Bordeaux 2018: MW Institute St Emilion Tasting

Written by JW. Posted in Bordeaux

A relatively small spread of 2018s were on show at the MW Institute back in late ’22. There is evidence that some of the wines shown were shutting down a little. This was certainly true of Château Angélus, Château Cheval Blanc and Château Fonplégade on the basis of the tasting. Château Troplong Mondot ’18 lies somewhere between its almost over-the-top past and a more elegant future. Under the tenure of Aymeric de Gironde since 2017 it now most definitely driven by the emphasis on finesse and poise, but this ’18 feels a little closer to the former than the latter. Château Figeac is clearly on a roll. The wines in recent vintages here have been breath-taking, but so too is the asking price these days. Domaine Dillon’s Château Quintus has yet to really grab me to be honest. On the showing at this tasting the wine was of almost Zinfandel-like portiness. The 15.5% alcohol is very noticeable.

Bordeaux 2018: MW Institute St Estèphe Tasting

Written by JW. Posted in Bordeaux

In a warm year St Estèphe is always going to do well. The percentage of clay soils really helps deal with drought and heat extremes, and the proximity of the Gironde river helps ameliorate hot temperature. There is no doubt that this appellation has produced some of the best wines of the vintage. Only four wines from the appellation were shown at the MW Institute’s 2018 Bordeaux tasting [way back at the end of 2022], but they did show two of the possible wines of the vintage. Château Cos d’Estournel is wonderful, full of finesse and poise. It’s currently quite tight and needs some more time, but this is a very refined and polished effort. Château Montrose is monumental. It is beautifully pure and close to perfection. Although the prodigious Château Calon Ségur wasn’t on show at the MW Institute’s 2018 tasting, I’ve been struck by the magical quality of that wine several times. I’ve also recently tasted Château Meyney which has lots of extract and tannin. It needs time but is very impressive.

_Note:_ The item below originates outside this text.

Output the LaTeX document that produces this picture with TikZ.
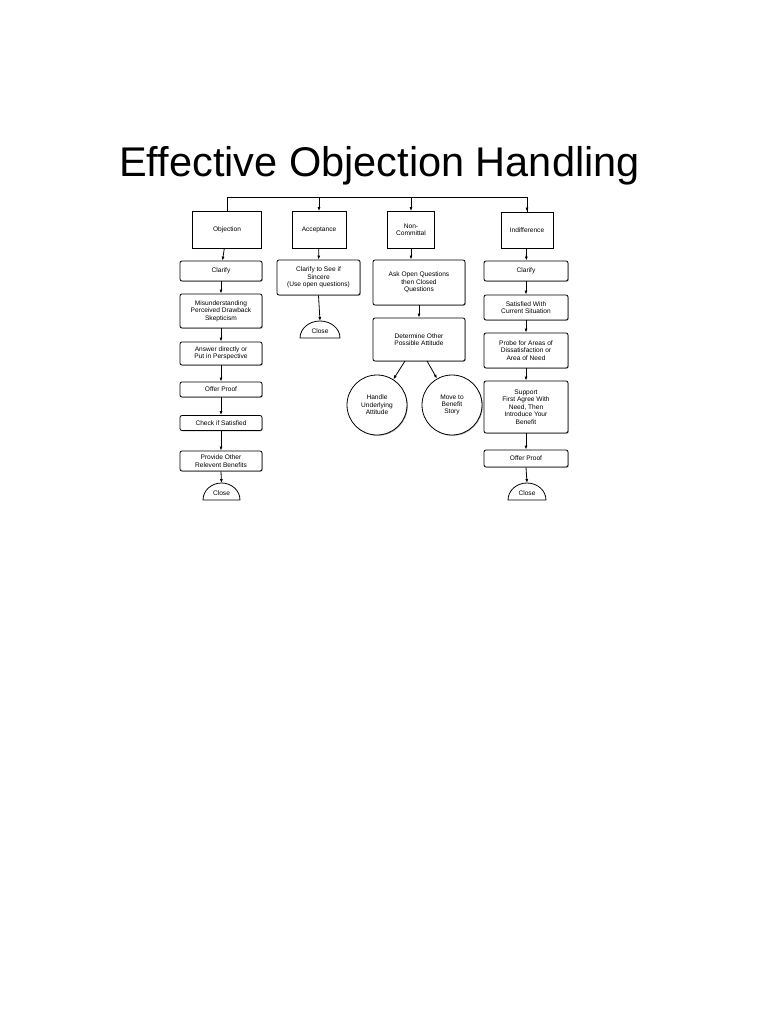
\documentclass[tikz,border=0pt]{standalone}
\usepackage{fontspec}
\setmainfont{Liberation Sans}
\usetikzlibrary{shadows,arrows.meta}
\begin{document}
\begin{tikzpicture}[x=1pt,y=-1pt,
  every node/.style={font=\fontsize{6.6}{7.4}\selectfont, align=center, inner sep=0pt},
  bx/.style={draw, thick, rounded corners=2pt, fill=white, drop shadow={shadow xshift=0.8pt,shadow yshift=-0.8pt,opacity=0.6}},
  hd/.style={draw, thick, fill=white, drop shadow={shadow xshift=0.8pt,shadow yshift=-0.8pt,opacity=0.6}, minimum width=#1},
  cl/.style={draw, thick, fill=white, circle, minimum size=60pt, drop shadow={shadow xshift=0.8pt,shadow yshift=-0.8pt,opacity=0.6}},
  ar/.style={-{Latex[length=4pt,width=3pt]}, thick}]
\useasboundingbox (0,0) rectangle (768,1024);
\fill[white] (0,0) rectangle (768,1024);
\node[font=\fontsize{41.5}{44}\selectfont, anchor=base west] (title) at (119,177) {Effective Objection Handling};
% headers
\node[hd=69pt, minimum height=37pt] (obj) at (227,230) {Objection};
\node[hd=54pt, minimum height=37pt] (acc) at (319,230) {Acceptance};
\node[hd=47pt, minimum height=37pt] (non) at (411,230) {Non-\\Committal};
\node[hd=52pt, minimum height=36pt] (ind) at (527,230) {Indifference};
\coordinate (tl) at (227,197); \coordinate (tr) at (527,197);
\draw[thick] (obj.north) -- (tl) -- (tr) -- (ind.north);
\draw[ar] (tr) -- (ind.north);
\draw[ar] (319,197) -- (acc.north);
\draw[ar] (411,197) -- (non.north);
% objection column
\node[bx, minimum width=82pt, minimum height=20pt] (o1) at (221,271) {Clarify};
\node[bx, minimum width=82pt, minimum height=34pt] (o2) at (221,311) {Misunderstanding\\Perceived Drawback\\Skepticism};
\node[bx, minimum width=82pt, minimum height=23pt] (o3) at (221,353.5) {Answer directly or\\Put in Perspective};
\node[bx, minimum width=82pt, minimum height=15pt] (o4) at (221,389.5) {Offer Proof};
\node[bx, minimum width=82pt, minimum height=15pt] (o5) at (221,423) {Check if Satisfied};
\node[bx, minimum width=82pt, minimum height=20pt] (o6) at (221,461) {Provide Other\\Relevent Benefits};
\draw[thick, fill=white] (203,500) arc (180:360:18.5 and 17) -- cycle;
\node (o7) at (221.5,493) {Close};
\draw[ar] (obj) -- (o1); \draw[ar] (o1) -- (o2); \draw[ar] (o2) -- (o3);
\draw[ar] (o3) -- (o4); \draw[ar] (o4) -- (o5); \draw[ar] (o5) -- (o6);
\draw[ar] (o6.south) -- (221.5,483);
% acceptance
\node[bx, minimum width=83pt, minimum height=35pt] (a1) at (318.5,277.5) {Clarify to See if\\Sincere\\(Use open questions)};
\draw[thick, fill=white] (300,338) arc (180:360:20 and 17) -- cycle;
\node (a2) at (320,331) {Close};
\draw[ar] (acc) -- (a1); \draw[ar] (a1.south) -- (320,321);
% non-committal
\node[bx, minimum width=92pt, minimum height=45pt] (n1) at (419,282.5) {Ask Open Questions\\then Closed\\Questions};
\node[bx, minimum width=92pt, minimum height=43pt] (n2) at (419,339.5) {Determine Other\\Possible Attitude};
\node[cl] (n3) at (377,405) {Handle\\Underlying\\Attitude};
\node[cl] (n4) at (452,405) {Move to\\Benefit\\Story};
\draw[ar] (non.south) -- (n1.north -| non.south);
\draw[ar] (n1) -- (n2);
\draw[ar] (405,361) -- (n3);
\draw[ar] (427,361) -- (n4);
% indifference
\node[bx, minimum width=84pt, minimum height=20pt] (i1) at (526,271) {Clarify};
\node[bx, minimum width=84pt, minimum height=25pt] (i2) at (526,307.5) {Satisfied With\\Current Situation};
\node[bx, minimum width=84pt, minimum height=35pt] (i3) at (526,350.5) {Probe for Areas of\\Dissatisfaction or\\Area of Need};
\node[bx, minimum width=84pt, minimum height=52pt] (i4) at (526,407) {Support\\First Agree With\\Need, Then\\Introduce Your\\Benefit};
\node[bx, minimum width=84pt, minimum height=17pt] (i5) at (526,458.5) {Offer Proof};
\draw[thick, fill=white] (508,500) arc (180:360:19 and 17) -- cycle;
\node (i6) at (527,493) {Close};
\draw[ar] (ind) -- (i1); \draw[ar] (i1) -- (i2); \draw[ar] (i2) -- (i3);
\draw[ar] (i3) -- (i4); \draw[ar] (i4) -- (i5); \draw[ar] (i5.south) -- (527,483);
\end{tikzpicture}
\end{document}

Bordeaux 2018: MW Institute Pauillac Tasting

Written by JW. Posted in Bordeaux

Now returning to my 2018 MW Institute tasting notes from a while back. Cabernet Sauvignon arguably reaches its apogee in the Pauillac appellation. There were two great efforts [from the Pichons] in 2018 here, however I feel that overall the wines here are fractionally less consistent than in 2016 and 2019. Château Pichon Baron has produced a thrilling wine, which has great power and depth. Château Pichon Lalande has more delicacy but is nevertheless its equal. Behind these was a strong effort from Château Pontet Canet, a property that has been on a biodynamic footing for at least a decade now. Though some recent vintages have had a few critics complaining about Pauillac typicity here, this 2018 Pontet Canet is full of finesse and classicism. I’m a great fan of Château Grand Puy Lacoste and the 2018 is forward and attractive, though way off their fabulous 2016. Château Lynch Bages is big and bold. It is for the long haul but you get a lot of bang for your bucks here and I expect that to improve a lot in bottle. It needs a decade.